For poor William (Aneurin Barnard), existence has become suffocated by banality. A frustrated, unpublished writer, despair has consumed him to such a degree that he’s made multiple suicide attempts, only to meet with dismal failure every time. One dreary evening, while attempting a fatal leap from Chelsea Bridge, he’s approached by Leslie (Tom Wilkinson), an aging hitman who makes William an unusual proposition: take a contract out on his own life and allow Leslie to accomplish what he himself cannot. Attracted by the notion of a quick and painless demise (the only one of Leslie’s proffered death scenarios he can afford), William scrounges up the necessary funds, and fully expects that within the next seven days he will be offed with a bullet to the head when he least expects it. Until then he’s to go about his normal routine, which he does…until he receives a phone call from Ellie (Freya Mavor), the bright young assistant editor at a publishing house suddenly enthusiastic about one of William’s manuscripts. With newfound hope, William tries to cancel the hit, but Leslie, teetering on the verge of forced retirement by the British Guild of Assassins’ officious boss Harvey (a gleefully droll Christopher Eccleston), refuses. When William goes on the run with Ellie in tow, a comedy of errors ensues as Leslie racks up an unintentional body count pursuing them.
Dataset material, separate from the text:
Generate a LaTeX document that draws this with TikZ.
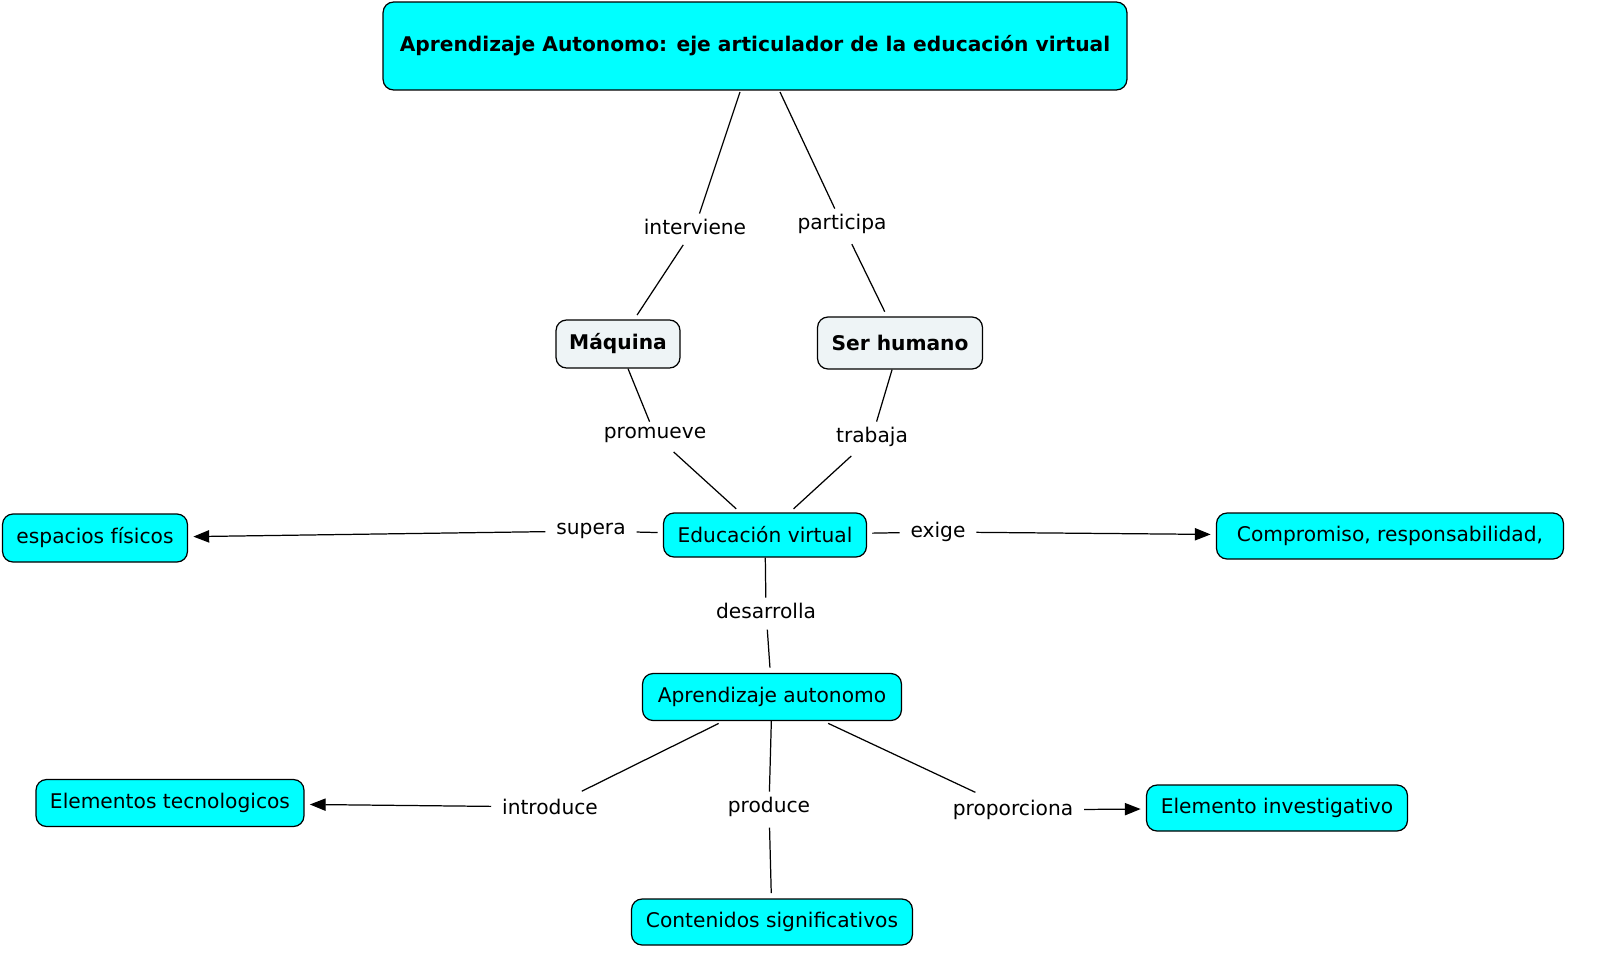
\documentclass[tikz,border=0pt]{standalone}
\usepackage{fontspec}
\setmainfont{DejaVu Sans}
\usetikzlibrary{arrows.meta,positioning}
\definecolor{aqua}{RGB}{0,255,255}
\definecolor{paleblue}{RGB}{238,244,246}

\tikzset{
  concept/.style={draw, line width=0.7pt, rounded corners=6pt, fill=aqua, font=\fontsize{11.5}{13}\selectfont, inner sep=0pt},
  pale/.style={concept, fill=paleblue, font=\fontsize{11.5}{13}\selectfont\bfseries},
  link/.style={font=\fontsize{11.5}{13}\selectfont, inner sep=3pt},
  line/.style={line width=0.7pt, shorten <=3pt, shorten >=3pt},
  arrow/.style={line, -{Triangle[length=9pt,width=7pt]}}
}

\begin{document}
\begin{tikzpicture}[x=0.02cm, y=-0.02cm]
\useasboundingbox (0,0) rectangle (1600,970);
% concepts
\node[concept, font=\fontsize{11.5}{13}\selectfont\bfseries, minimum width=14.88cm, minimum height=1.76cm] (title) at (755,46) {Aprendizaje Autonomo: eje articulador de la educación virtual};
\node[pale, minimum width=2.48cm, minimum height=0.96cm] (maquina) at (618,344) {Máquina};
\node[pale, minimum width=3.3cm, minimum height=1.04cm] (humano) at (900,343) {Ser humano};
\node[concept, minimum width=4.06cm, minimum height=0.88cm] (edu) at (765,535) {Educación virtual};
\node[concept, minimum width=3.7cm, minimum height=0.96cm] (espacios) at (95,538) {espacios físicos};
\node[concept, minimum width=6.94cm, minimum height=0.92cm] (compromiso) at (1390,536) {Compromiso, responsabilidad,};
\node[concept, minimum width=5.18cm, minimum height=0.94cm] (aprend) at (772,697) {Aprendizaje autonomo};
\node[concept, minimum width=5.36cm, minimum height=0.94cm] (elementos) at (170,803) {Elementos tecnologicos};
\node[concept, minimum width=5.22cm, minimum height=0.92cm] (investig) at (1277,808) {Elemento investigativo};
\node[concept, minimum width=5.62cm, minimum height=0.92cm] (contenidos) at (772,922) {Contenidos significativos};
% linking phrases
\node[link] (interviene) at (695,227) {interviene};
\node[link] (participa) at (842,224) {participa};
\node[link] (promueve) at (655,435) {promueve};
\node[link] (trabaja) at (872,437) {trabaja};
\node[link] (supera) at (591,531) {supera};
\node[link] (exige) at (938,532) {exige};
\node[link] (desarrolla) at (766,611) {desarrolla};
\node[link] (introduce) at (550,807) {introduce};
\node[link] (produce) at (769,807) {produce};
\node[link] (proporciona) at (1013,810) {proporciona};
% connectors
\coordinate (t1) at (740,92);
\coordinate (t2) at (780,92);
\draw[line] (t1) -- (interviene) -- (maquina);
\draw[line] (t2) -- (participa) -- (humano);
\draw[line] (maquina) -- (promueve) -- (edu);
\draw[line] (humano) -- (trabaja) -- (edu);
\draw[line] (edu) -- (supera);
\draw[arrow] (supera) -- (espacios);
\draw[line] (edu) -- (exige);
\draw[arrow] (exige) -- (compromiso);
\draw[line] (edu) -- (desarrolla) -- (aprend);
\draw[line] (aprend) -- (introduce);
\draw[arrow] (introduce) -- (elementos);
\draw[line] (aprend) -- (produce) -- (contenidos);
\draw[line] (aprend) -- (proporciona);
\draw[arrow] (proporciona) -- (investig);
\end{tikzpicture}
\end{document}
Originally released in 2017 (and free to stream on Tubi), Dead In A Week’s closest kissing cinematic cousin is the underrated 1997 John Cusack-as-a-hitman gem Grosse Point Blank. Like that movie, Dead In A Week blends the sweetness of a (very) unorthodox rom-com with richly awkward odd-couple dynamics. As the straight man of the piece, Barnard’s William resembles a nervous, navel-gazing Ian Curtis (a doubtlessly intentional nod considering the Joy Division singer’s 1980 suicide at age twenty-three), but his half-arsed self-destructive tendencies are, as Leslie points out, merely an extension of a casual attitude towards life in general. In contrast, Leslie is eccentric but focused, a hard worker who takes pride in his murderous occupation and his particular proclivity for it. But underneath that professional exterior, Leslie’s anxieties—about aging and the bland idleness of retirement—are every bit as real and debilitating as William’s.
Writer-director Tom Edmunds’ feisty screenplay abounds with rapid-fire energy and dialogue, yet he’s careful never to let the escalating mayhem devolve into farce. His reverence for classic dry British wit exists even in throwaway gags (the ultra-ordinary office atmosphere of Assassin’s Guild headquarters, Leslie’s copiously-illustrated hitman’s brochure, William’s post-it doodles detailing ever-more convoluted ways to kill himself), and in characters such as Leslie’s doting, pillow-embroidering wife Penny (Marion Bailey), who’s acutely aware of her husband’s line of employment. But Dead In A Week is a comedy that understands its own dark heart, and treats the tense scenes with appropriate respect (the under-the-table standoff between Leslie and Harvey is especially nerve-wracking), which genuinely makes the audience wonder whether William—or Leslie, for that matter—will make it out alive.
While Edmunds’ gallows humor may seem overly-morbid to some and tacky to others, with its quirky concept, likable cast and madcap antics, Dead In A Week (Or Your Money Back) handily earns a 4 (out of 5) on my Fang Scale. With laughs like these available, maybe this living thing isn’t so bad after all.